What needs to be done
Leave the pictures out and quote every line from the start of the listing to the line with "(597,39) rectangle (638,80);", inclusive.

[Start]

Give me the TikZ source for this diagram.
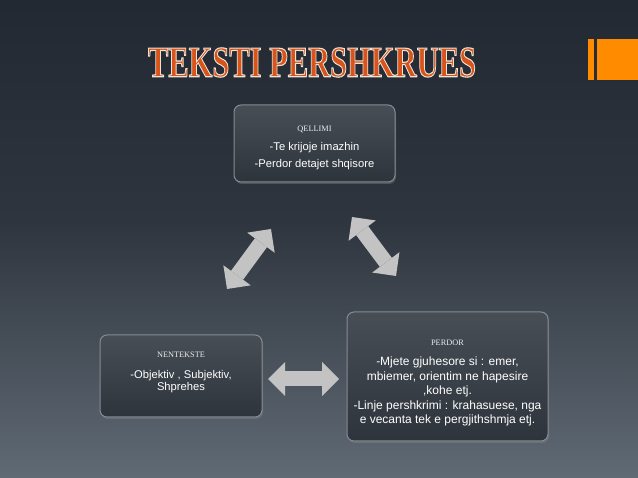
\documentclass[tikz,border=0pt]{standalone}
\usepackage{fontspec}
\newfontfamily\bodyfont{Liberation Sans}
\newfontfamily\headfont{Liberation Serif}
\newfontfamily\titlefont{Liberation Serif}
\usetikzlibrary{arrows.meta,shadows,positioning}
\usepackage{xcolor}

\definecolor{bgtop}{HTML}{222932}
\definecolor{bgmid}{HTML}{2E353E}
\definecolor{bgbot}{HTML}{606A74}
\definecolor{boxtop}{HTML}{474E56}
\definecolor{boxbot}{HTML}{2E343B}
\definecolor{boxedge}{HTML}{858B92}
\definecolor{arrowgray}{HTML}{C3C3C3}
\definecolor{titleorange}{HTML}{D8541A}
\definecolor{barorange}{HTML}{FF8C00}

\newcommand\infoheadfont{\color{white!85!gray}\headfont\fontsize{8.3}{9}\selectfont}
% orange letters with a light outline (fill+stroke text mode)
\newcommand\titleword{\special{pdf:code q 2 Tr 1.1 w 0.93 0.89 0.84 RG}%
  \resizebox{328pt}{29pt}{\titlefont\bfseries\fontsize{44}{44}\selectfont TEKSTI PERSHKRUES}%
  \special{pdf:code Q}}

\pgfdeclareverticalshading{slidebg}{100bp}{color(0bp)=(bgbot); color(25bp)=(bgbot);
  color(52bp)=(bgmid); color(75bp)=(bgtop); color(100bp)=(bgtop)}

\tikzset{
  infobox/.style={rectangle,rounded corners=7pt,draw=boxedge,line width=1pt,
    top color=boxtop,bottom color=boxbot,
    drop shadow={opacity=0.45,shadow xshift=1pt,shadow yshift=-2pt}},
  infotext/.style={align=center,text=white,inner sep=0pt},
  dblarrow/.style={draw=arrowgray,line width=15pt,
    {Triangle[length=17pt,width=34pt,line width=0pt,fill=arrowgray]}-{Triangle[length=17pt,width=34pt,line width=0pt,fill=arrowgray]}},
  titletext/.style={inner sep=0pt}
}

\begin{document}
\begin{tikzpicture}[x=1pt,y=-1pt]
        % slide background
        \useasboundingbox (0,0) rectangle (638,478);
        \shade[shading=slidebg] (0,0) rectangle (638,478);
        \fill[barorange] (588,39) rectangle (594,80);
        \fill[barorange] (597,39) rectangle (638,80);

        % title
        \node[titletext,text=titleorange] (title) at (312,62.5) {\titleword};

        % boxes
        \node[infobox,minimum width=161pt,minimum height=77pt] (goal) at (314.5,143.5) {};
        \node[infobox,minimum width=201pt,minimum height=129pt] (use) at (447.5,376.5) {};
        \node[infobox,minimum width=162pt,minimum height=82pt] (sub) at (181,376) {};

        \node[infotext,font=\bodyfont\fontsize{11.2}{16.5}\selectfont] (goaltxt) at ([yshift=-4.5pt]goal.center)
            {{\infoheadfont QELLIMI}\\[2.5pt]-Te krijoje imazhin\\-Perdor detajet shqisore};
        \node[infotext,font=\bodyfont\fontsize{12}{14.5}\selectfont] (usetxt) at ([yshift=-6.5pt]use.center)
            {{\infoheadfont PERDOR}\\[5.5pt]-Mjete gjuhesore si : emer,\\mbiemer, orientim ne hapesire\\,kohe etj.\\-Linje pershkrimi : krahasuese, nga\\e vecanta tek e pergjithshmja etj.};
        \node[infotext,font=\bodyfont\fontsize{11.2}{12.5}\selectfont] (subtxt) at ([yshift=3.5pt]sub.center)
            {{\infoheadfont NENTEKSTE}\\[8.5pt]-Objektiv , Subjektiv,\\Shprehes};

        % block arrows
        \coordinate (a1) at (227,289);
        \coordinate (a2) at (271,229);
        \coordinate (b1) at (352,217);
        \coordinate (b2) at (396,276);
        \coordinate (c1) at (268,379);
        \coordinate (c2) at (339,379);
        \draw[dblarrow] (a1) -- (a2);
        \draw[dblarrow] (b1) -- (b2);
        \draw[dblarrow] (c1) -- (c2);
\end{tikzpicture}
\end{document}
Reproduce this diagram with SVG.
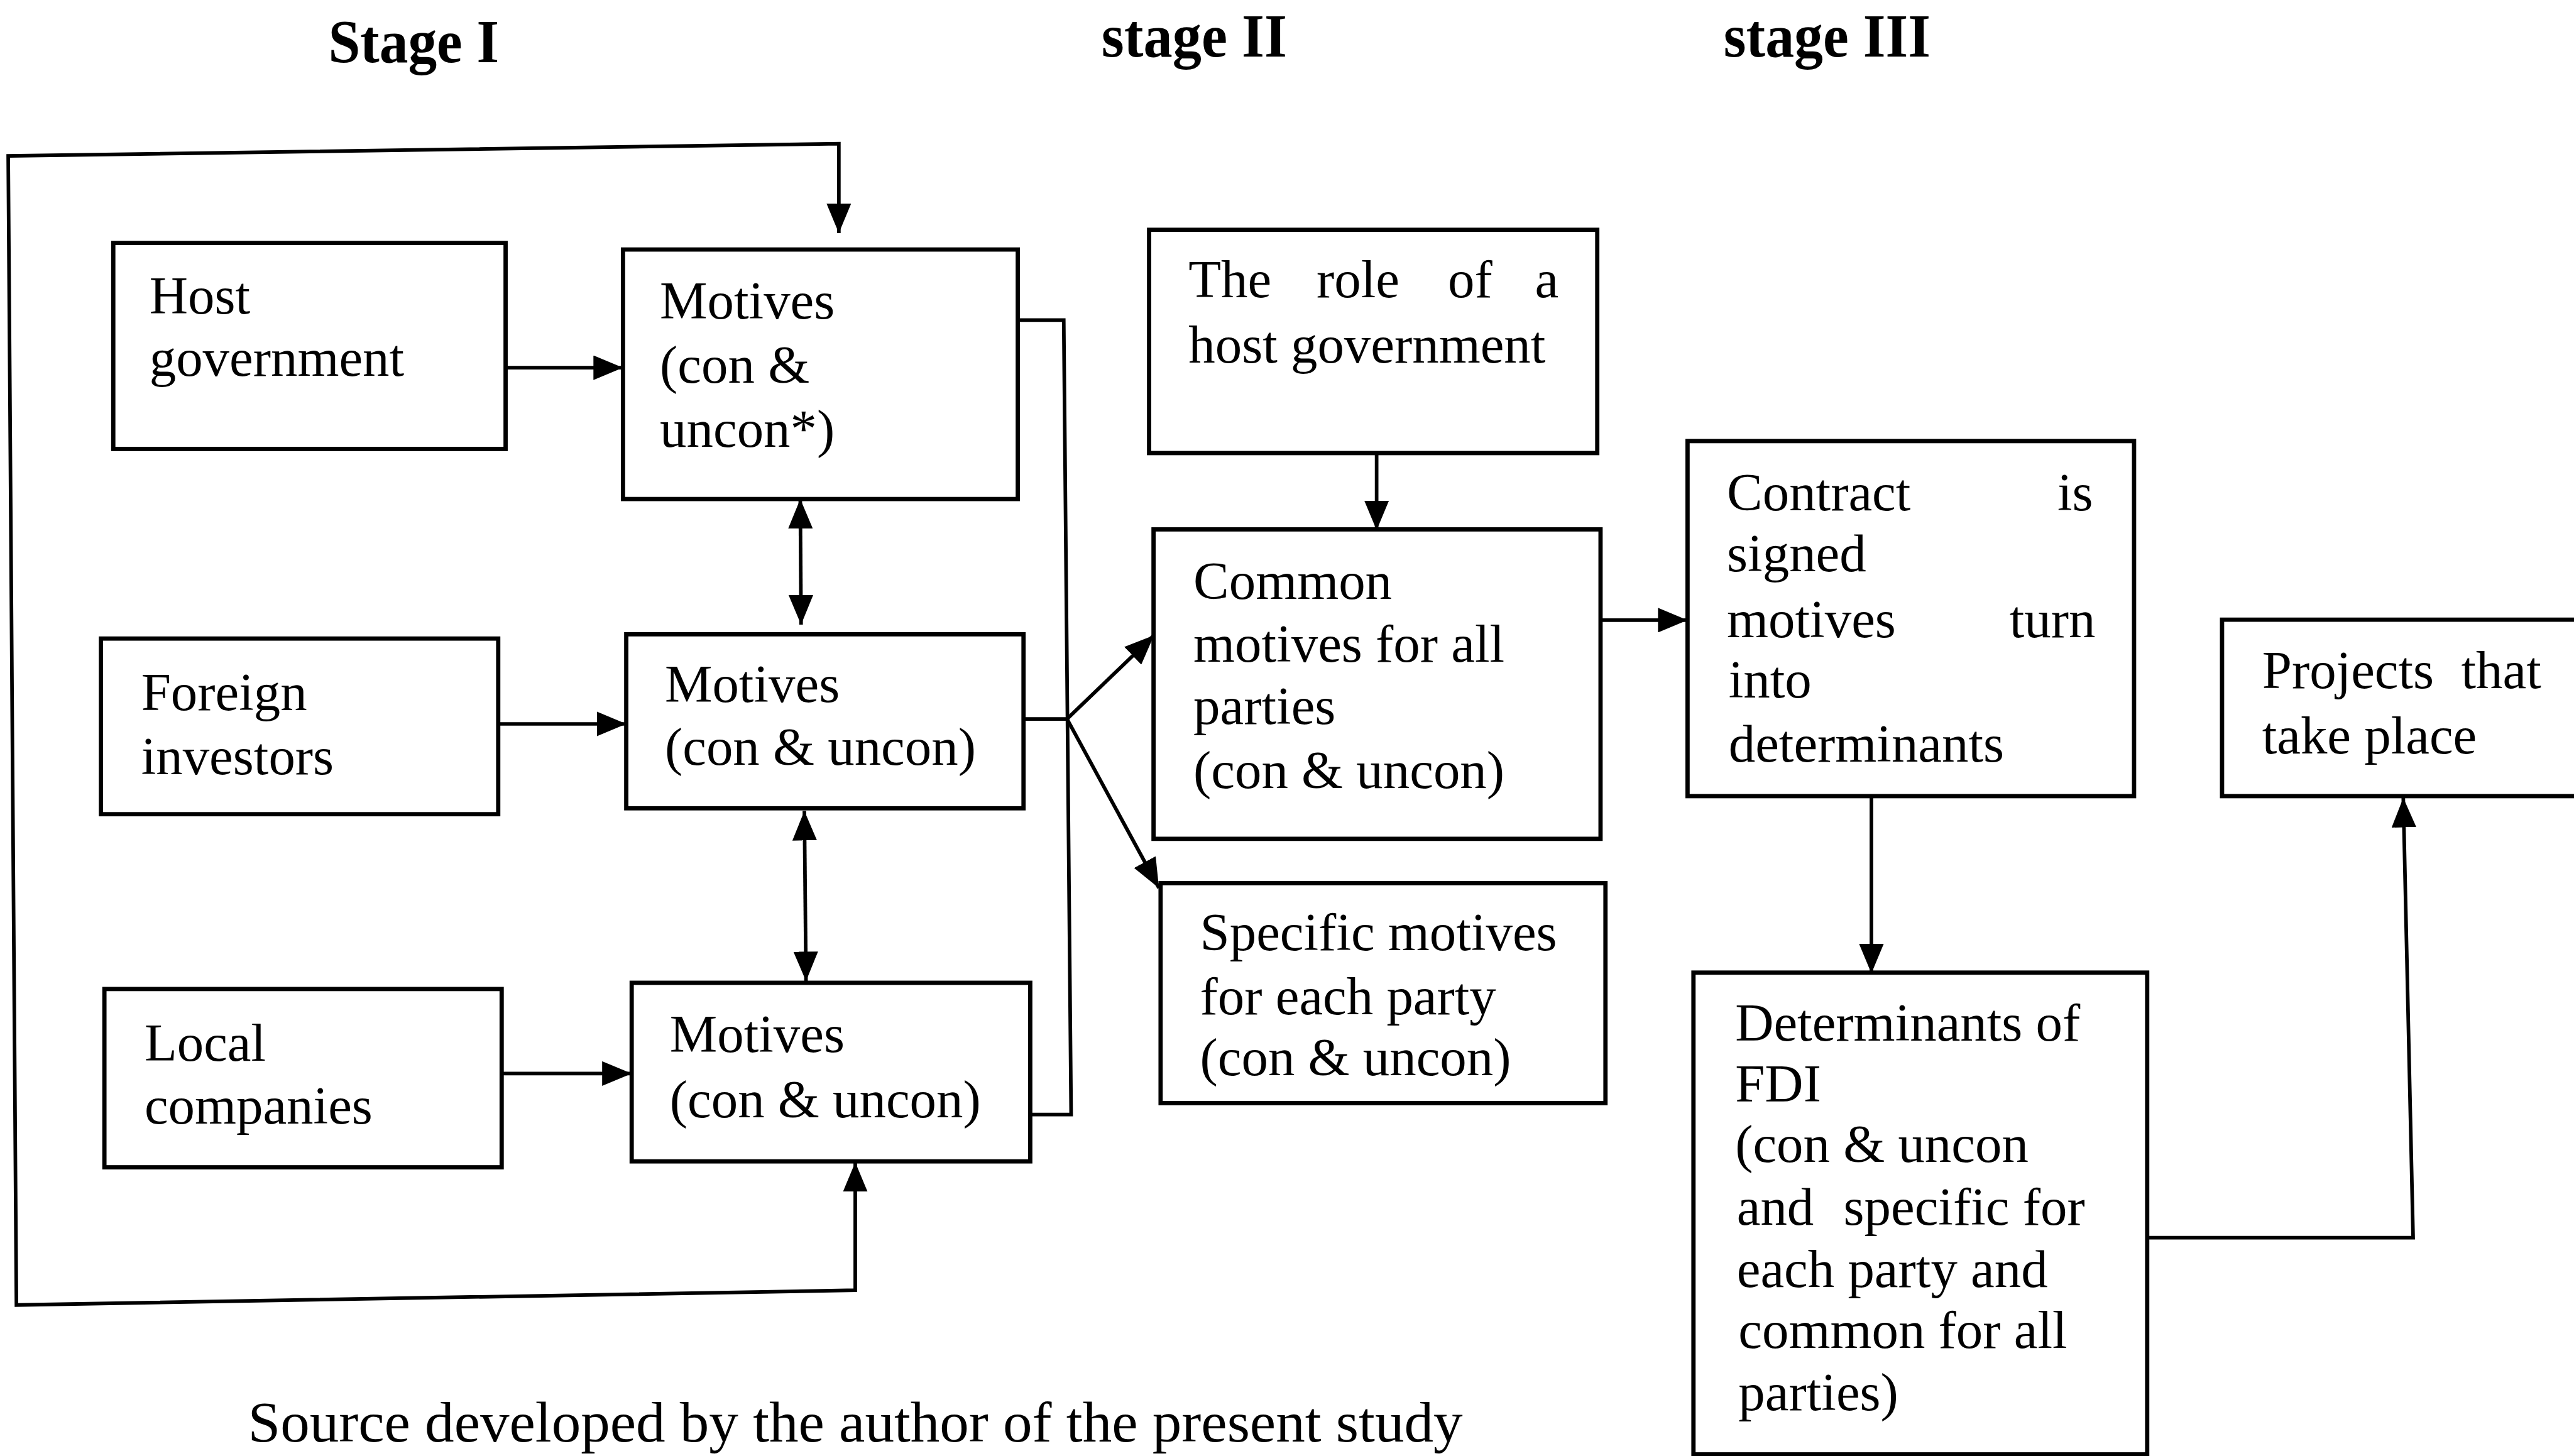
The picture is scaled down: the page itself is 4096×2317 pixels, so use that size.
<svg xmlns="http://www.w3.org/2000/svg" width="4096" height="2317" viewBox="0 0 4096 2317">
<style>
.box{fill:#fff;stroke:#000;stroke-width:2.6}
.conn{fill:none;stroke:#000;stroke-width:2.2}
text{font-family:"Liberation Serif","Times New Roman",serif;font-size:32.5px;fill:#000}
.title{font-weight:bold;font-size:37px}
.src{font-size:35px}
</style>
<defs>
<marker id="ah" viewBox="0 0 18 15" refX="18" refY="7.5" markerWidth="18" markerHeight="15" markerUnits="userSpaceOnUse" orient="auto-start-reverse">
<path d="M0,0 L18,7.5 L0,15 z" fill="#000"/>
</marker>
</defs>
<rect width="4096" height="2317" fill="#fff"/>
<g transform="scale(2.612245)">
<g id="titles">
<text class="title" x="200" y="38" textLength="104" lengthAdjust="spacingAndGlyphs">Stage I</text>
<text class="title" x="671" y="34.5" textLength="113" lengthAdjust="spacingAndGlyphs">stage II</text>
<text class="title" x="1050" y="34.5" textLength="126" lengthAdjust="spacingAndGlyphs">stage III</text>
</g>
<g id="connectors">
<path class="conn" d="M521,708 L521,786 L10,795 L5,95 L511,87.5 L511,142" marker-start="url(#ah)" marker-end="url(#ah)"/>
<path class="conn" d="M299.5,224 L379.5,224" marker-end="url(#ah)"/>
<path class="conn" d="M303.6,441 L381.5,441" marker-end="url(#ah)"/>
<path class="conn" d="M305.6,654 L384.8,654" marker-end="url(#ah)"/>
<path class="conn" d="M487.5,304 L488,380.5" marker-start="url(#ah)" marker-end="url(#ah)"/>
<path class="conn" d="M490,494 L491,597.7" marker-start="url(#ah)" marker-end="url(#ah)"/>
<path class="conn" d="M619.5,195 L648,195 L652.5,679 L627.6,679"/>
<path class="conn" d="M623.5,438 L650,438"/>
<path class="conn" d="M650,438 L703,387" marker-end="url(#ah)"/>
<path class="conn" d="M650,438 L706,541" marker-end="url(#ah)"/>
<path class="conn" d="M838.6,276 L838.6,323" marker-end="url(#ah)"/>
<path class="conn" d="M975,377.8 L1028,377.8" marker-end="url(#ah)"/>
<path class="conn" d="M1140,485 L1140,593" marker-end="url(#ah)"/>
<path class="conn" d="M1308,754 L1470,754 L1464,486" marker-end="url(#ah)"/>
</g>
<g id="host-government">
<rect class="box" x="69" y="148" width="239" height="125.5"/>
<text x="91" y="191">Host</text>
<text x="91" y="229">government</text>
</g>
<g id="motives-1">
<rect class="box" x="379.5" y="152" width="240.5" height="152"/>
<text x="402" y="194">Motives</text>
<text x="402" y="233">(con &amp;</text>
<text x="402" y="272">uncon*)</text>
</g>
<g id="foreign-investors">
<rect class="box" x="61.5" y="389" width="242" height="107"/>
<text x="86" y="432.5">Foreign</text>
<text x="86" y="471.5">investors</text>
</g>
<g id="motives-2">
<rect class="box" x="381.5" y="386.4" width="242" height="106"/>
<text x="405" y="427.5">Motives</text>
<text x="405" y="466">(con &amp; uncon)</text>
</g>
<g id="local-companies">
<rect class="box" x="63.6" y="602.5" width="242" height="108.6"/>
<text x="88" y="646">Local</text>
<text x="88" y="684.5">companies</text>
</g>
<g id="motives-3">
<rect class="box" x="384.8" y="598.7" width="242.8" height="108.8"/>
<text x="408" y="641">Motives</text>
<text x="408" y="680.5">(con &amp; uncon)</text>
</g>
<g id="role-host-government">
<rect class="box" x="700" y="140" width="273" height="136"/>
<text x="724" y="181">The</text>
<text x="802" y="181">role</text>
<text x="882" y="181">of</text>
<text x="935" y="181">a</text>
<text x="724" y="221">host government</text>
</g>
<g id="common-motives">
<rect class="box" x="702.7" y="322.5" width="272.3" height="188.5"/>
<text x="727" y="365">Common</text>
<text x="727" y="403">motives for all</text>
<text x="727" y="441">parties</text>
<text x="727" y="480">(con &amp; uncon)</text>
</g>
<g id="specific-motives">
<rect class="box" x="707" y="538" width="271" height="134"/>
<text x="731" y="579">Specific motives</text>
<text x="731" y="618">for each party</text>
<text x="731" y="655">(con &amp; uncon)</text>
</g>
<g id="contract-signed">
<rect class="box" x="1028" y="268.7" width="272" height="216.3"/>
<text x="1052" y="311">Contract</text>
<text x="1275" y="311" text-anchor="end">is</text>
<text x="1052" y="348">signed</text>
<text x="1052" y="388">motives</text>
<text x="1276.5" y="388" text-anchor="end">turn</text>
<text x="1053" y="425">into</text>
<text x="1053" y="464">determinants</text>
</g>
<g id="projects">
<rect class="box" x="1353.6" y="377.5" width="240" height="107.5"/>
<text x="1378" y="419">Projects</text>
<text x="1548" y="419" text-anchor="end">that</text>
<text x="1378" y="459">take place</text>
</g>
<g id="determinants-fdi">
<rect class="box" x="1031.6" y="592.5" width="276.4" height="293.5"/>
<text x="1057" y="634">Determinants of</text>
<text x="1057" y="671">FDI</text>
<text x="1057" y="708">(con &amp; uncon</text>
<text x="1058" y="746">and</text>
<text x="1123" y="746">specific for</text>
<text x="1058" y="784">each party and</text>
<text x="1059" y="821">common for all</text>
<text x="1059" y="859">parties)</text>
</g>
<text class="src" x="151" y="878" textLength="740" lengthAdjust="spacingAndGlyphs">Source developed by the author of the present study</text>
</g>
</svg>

[End]

Written reply
Give me the TikZ source for this diagram.
\documentclass[tikz,border=0pt]{standalone}
\usepackage{fontspec}
\newfontfamily\bodyfont{Liberation Sans}
\newfontfamily\headfont{Liberation Serif}
\newfontfamily\titlefont{Liberation Serif}
\usetikzlibrary{arrows.meta,shadows,positioning}
\usepackage{xcolor}

\definecolor{bgtop}{HTML}{222932}
\definecolor{bgmid}{HTML}{2E353E}
\definecolor{bgbot}{HTML}{606A74}
\definecolor{boxtop}{HTML}{474E56}
\definecolor{boxbot}{HTML}{2E343B}
\definecolor{boxedge}{HTML}{858B92}
\definecolor{arrowgray}{HTML}{C3C3C3}
\definecolor{titleorange}{HTML}{D8541A}
\definecolor{barorange}{HTML}{FF8C00}

\newcommand\infoheadfont{\color{white!85!gray}\headfont\fontsize{8.3}{9}\selectfont}
% orange letters with a light outline (fill+stroke text mode)
\newcommand\titleword{\special{pdf:code q 2 Tr 1.1 w 0.93 0.89 0.84 RG}%
  \resizebox{328pt}{29pt}{\titlefont\bfseries\fontsize{44}{44}\selectfont TEKSTI PERSHKRUES}%
  \special{pdf:code Q}}

\pgfdeclareverticalshading{slidebg}{100bp}{color(0bp)=(bgbot); color(25bp)=(bgbot);
  color(52bp)=(bgmid); color(75bp)=(bgtop); color(100bp)=(bgtop)}

\tikzset{
  infobox/.style={rectangle,rounded corners=7pt,draw=boxedge,line width=1pt,
    top color=boxtop,bottom color=boxbot,
    drop shadow={opacity=0.45,shadow xshift=1pt,shadow yshift=-2pt}},
  infotext/.style={align=center,text=white,inner sep=0pt},
  dblarrow/.style={draw=arrowgray,line width=15pt,
    {Triangle[length=17pt,width=34pt,line width=0pt,fill=arrowgray]}-{Triangle[length=17pt,width=34pt,line width=0pt,fill=arrowgray]}},
  titletext/.style={inner sep=0pt}
}

\begin{document}
\begin{tikzpicture}[x=1pt,y=-1pt]
        % slide background
        \useasboundingbox (0,0) rectangle (638,478);
        \shade[shading=slidebg] (0,0) rectangle (638,478);
        \fill[barorange] (588,39) rectangle (594,80);
        \fill[barorange] (597,39) rectangle (638,80);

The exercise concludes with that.